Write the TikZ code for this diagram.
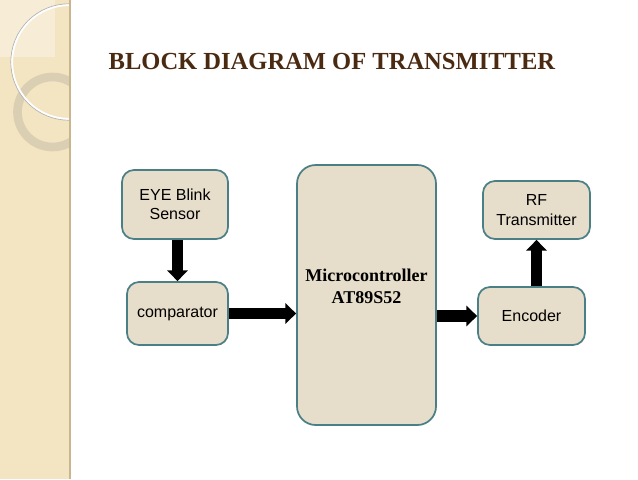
\documentclass[tikz,border=0pt]{standalone}
\usepackage{fontspec}
\setmainfont{Liberation Serif}
\newfontfamily\boxfont{Liberation Sans}
\usepackage{xcolor}
\usetikzlibrary{arrows.meta,calc}
\definecolor{strip}{HTML}{F3E4C2}
\definecolor{stripedge}{HTML}{C9B58E}
\definecolor{ringgray}{HTML}{D9CDB2}
\definecolor{titlebrown}{HTML}{4B2A12}
\definecolor{boxfill}{HTML}{E6DDCB}
\definecolor{boxedge}{HTML}{4A7F86}
\begin{document}
\begin{tikzpicture}[x=0.75pt,y=-0.75pt,>=Latex,
  block/.style={draw=boxedge,fill=boxfill,line width=1.3pt,rounded corners=9pt,
    align=center,font=\boxfont\fontsize{12}{14.5}\selectfont,inner sep=0pt},
  fatarrow/.style={line width=8.5pt,-{Triangle[length=8pt,width=15pt]}}]
  \useasboundingbox (0,0) rectangle (638,479);
  \fill[white] (0,0) rectangle (638,479);
  \fill[strip] (0,0) rectangle (70,479);
  \fill[white,opacity=.35] (0,0) rectangle (55,57);
  \begin{scope}
    \clip (0,0) rectangle (70,479);
    \draw[ringgray,line width=6.5pt,opacity=.9] (52.5,112) circle (35);
    \draw[white,line width=1.6pt] (69,62) circle (57);
    \draw[gray!60,line width=.5pt] (69,62) circle (58.2);
  \end{scope}
  \draw[stripedge,line width=1.2pt] (70,0) -- (70,479);

  \node[anchor=west,text=titlebrown,font=\bfseries\fontsize{18.4}{22}\selectfont] (title) at (104,61) {BLOCK DIAGRAM OF TRANSMITTER};

  \node[block,minimum width=79.5pt,minimum height=51.75pt] (sensor) at (175,204.5) {EYE Blink\\Sensor};
  \node[block,minimum width=75.75pt,minimum height=47.25pt] (comp) at (177.5,313.5) {comparator};
  \node[block,minimum width=104.25pt,minimum height=195pt,rounded corners=14pt] (micro) at (366.5,295) {};
  \node[align=center,font=\bfseries\fontsize{13.5}{16.5}\selectfont] (mclabel) at ($(micro.center)+(0,-9)$) {Microcontroller\\AT89S52};
  \node[block,minimum width=80.25pt,minimum height=43.5pt] (rf) at (536.5,210) {RF\\Transmitter};
  \node[block,minimum width=80.25pt,minimum height=43.5pt] (enc) at (531.5,316) {Encoder};

  \draw[fatarrow] (comp.north |- sensor.south) -- (comp.north);
  \draw[fatarrow] (comp.east) -- (comp.east -| micro.west);
  \draw[fatarrow] (micro.east |- enc.west) -- (enc.west);
  \draw[fatarrow] (rf.south |- enc.north) -- (rf.south);
\end{tikzpicture}
\end{document}
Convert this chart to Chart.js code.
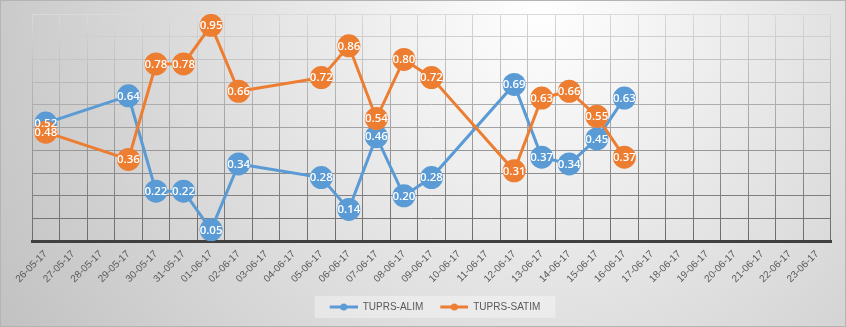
<!DOCTYPE html>
<html>
<head>
<meta charset="utf-8">
<script src="https://cdn.jsdelivr.net/npm/chart.js@4"></script>
<style>
  html, body { margin: 0; padding: 0; background: #fff; }
  #kutu { width: 846px; height: 327px; position: relative; }
</style>
</head>
<body>
<div id="kutu"><canvas id="line-chart"></canvas></div>
<script>
const tarihler = [
  "26-05-17", "27-05-17", "28-05-17", "29-05-17", "30-05-17", "31-05-17",
  "01-06-17", "02-06-17", "03-06-17", "04-06-17", "05-06-17", "06-06-17",
  "07-06-17", "08-06-17", "09-06-17", "10-06-17", "11-06-17", "12-06-17",
  "13-06-17", "14-06-17", "15-06-17", "16-06-17", "17-06-17", "18-06-17",
  "19-06-17", "20-06-17", "21-06-17", "22-06-17", "23-06-17"
];
const alim = [
  0.52, null, null, 0.64, 0.22, 0.22, 0.05, 0.34, null, null, 0.28, 0.14,
  0.46, 0.20, 0.28, null, null, 0.69, 0.37, 0.34, 0.45, 0.63,
  null, null, null, null, null, null, null
];
const satim = [
  0.48, null, null, 0.36, 0.78, 0.78, 0.95, 0.66, null, null, 0.72, 0.86,
  0.54, 0.80, 0.72, null, null, 0.31, 0.63, 0.66, 0.55, 0.37,
  null, null, null, null, null, null, null
];
const seriAdlari = ["TUPRS-ALIM", "TUPRS-SATIM"];

const mavi = "#5B9BD5";
const turuncu = "#ED7D31";

// legend isareti: solda bosluk, cizgi + ortada nokta
function isaret(renk) {
  const c = document.createElement("canvas");
  c.width = 35; c.height = 8;
  const x = c.getContext("2d");
  x.strokeStyle = renk; x.lineWidth = 3;
  x.beginPath(); x.moveTo(7, 4); x.lineTo(35, 4); x.stroke();
  x.fillStyle = renk;
  x.beginPath(); x.arc(21, 4, 3.5, 0, Math.PI * 2); x.fill();
  return c;
}

let izgaraCache = null;
function izgaraRengi(chart) {
  const a = chart.chartArea;
  if (!a) return "#999";
  if (izgaraCache && izgaraCache.top === a.top && izgaraCache.bottom === a.bottom) return izgaraCache.g;
  const g = chart.ctx.createLinearGradient(0, a.top, 0, a.bottom);
  g.addColorStop(0, "#dadada");
  g.addColorStop(1, "#6a6a6a");
  izgaraCache = { top: a.top, bottom: a.bottom, g: g };
  return g;
}

function griTon(v) {
  // ust cizgiler acik, alt cizgiler koyu
  const t = Math.max(0, Math.min(1, v));
  const c = Math.round(0x6a + (0xda - 0x6a) * t);
  return "rgb(" + c + "," + c + "," + c + ")";
}

const arkaPlan = {
  id: "arkaPlan",
  beforeDraw(chart) {
    const ctx = chart.ctx;
    const w = chart.width, h = chart.height;
    ctx.save();
    const g = ctx.createRadialGradient(540, 10, 0, 540, 10, 620);
    g.addColorStop(0, "#ffffff");
    g.addColorStop(1, "#c2c2c2");
    ctx.fillStyle = g;
    ctx.fillRect(0, 0, w, h);
    ctx.strokeStyle = "#b4b4b4";
    ctx.lineWidth = 1;
    ctx.strokeRect(0.5, 0.5, w - 1, h - 1);

    const kutular = chart.legend && chart.legend.legendHitBoxes;
    if (kutular && kutular.length) {
      const sol = Math.min(...kutular.map(k => k.left)) - 8;
      const sag = Math.max(...kutular.map(k => k.left + k.width)) + 15;
      const ust = Math.min(...kutular.map(k => k.top)) - 6;
      const alt = Math.max(...kutular.map(k => k.top + k.height)) + 6;
      ctx.fillStyle = "rgba(255,255,255,0.35)";
      ctx.fillRect(sol, ust, sag - sol, alt - ust);
    }
    ctx.restore();
  }
};

const degerYazilari = {
  id: "degerYazilari",
  afterDatasetsDraw(chart) {
    const ctx = chart.ctx;
    ctx.save();
    ctx.font = '600 11.5px "Open Sans"';
    ctx.fillStyle = "#ffffff";
    ctx.textAlign = "center";
    ctx.textBaseline = "middle";
    chart.data.datasets.forEach((ds, i) => {
      const meta = chart.getDatasetMeta(i);
      meta.data.forEach((p, j) => {
        const v = ds.data[j];
        if (v === null || v === undefined) return;
        ctx.fillText(v.toFixed(2), p.x, p.y + 0.5);
      });
    });
    ctx.restore();
  }
};

new Chart(document.getElementById("line-chart"), {
  type: "line",
  data: {
    labels: tarihler,
    datasets: [
      {
        label: seriAdlari[0],
        data: alim,
        order: 1,
        borderColor: mavi,
        backgroundColor: mavi,
        borderWidth: 3,
        pointRadius: 11.5,
        pointHoverRadius: 11.5,
        pointBorderWidth: 0,
        spanGaps: true,
        fill: false
      },
      {
        label: seriAdlari[1],
        data: satim,
        order: 0,
        borderColor: turuncu,
        backgroundColor: turuncu,
        borderWidth: 3,
        pointRadius: 11.5,
        pointHoverRadius: 11.5,
        pointBorderWidth: 0,
        spanGaps: true,
        fill: false
      }
    ]
  },
  options: {
    responsive: true,
    maintainAspectRatio: false,
    animation: false,
    layout: { padding: { left: 32, right: 15, top: 14, bottom: 5 } },
    scales: {
      x: {
        offset: true,
        grid: {
          offset: true,
          drawTicks: false,
          color: (c) => izgaraRengi(c.chart),
          lineWidth: 1
        },
        border: { color: "#404040", width: 3 },
        ticks: {
          autoSkip: false,
          minRotation: 45,
          maxRotation: 45,
          padding: 7,
          color: "#595959",
          font: { family: '"Liberation Sans"', size: 10 }
        }
      },
      y: {
        min: 0,
        max: 1,
        ticks: { display: false, stepSize: 0.1 },
        border: { display: false },
        grid: {
          drawTicks: false,
          color: (c) => griTon(c.tick ? c.tick.value : 0),
          lineWidth: 1
        }
      }
    },
    plugins: {
      tooltip: { enabled: false },
      legend: {
        position: "bottom",
        labels: {
          usePointStyle: true,
          pointStyleWidth: 35,
          color: "#595959",
          font: { family: '"Liberation Sans"', size: 10 },
          padding: 10,
          sort: (a, b) => a.datasetIndex - b.datasetIndex,
          generateLabels(chart) {
            const items = Chart.defaults.plugins.legend.labels.generateLabels(chart);
            items.forEach(it => {
              it.pointStyle = isaret(chart.data.datasets[it.datasetIndex].borderColor);
            });
            return items;
          }
        }
      }
    }
  },
  plugins: [arkaPlan, degerYazilari]
});
</script>
</body>
</html>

_ _ _ _ _ _ _

**Goal:** Return each line where "this" shows up.

**The response:**
Write the TikZ code for this diagram.
Convert this chart to Chart.js code.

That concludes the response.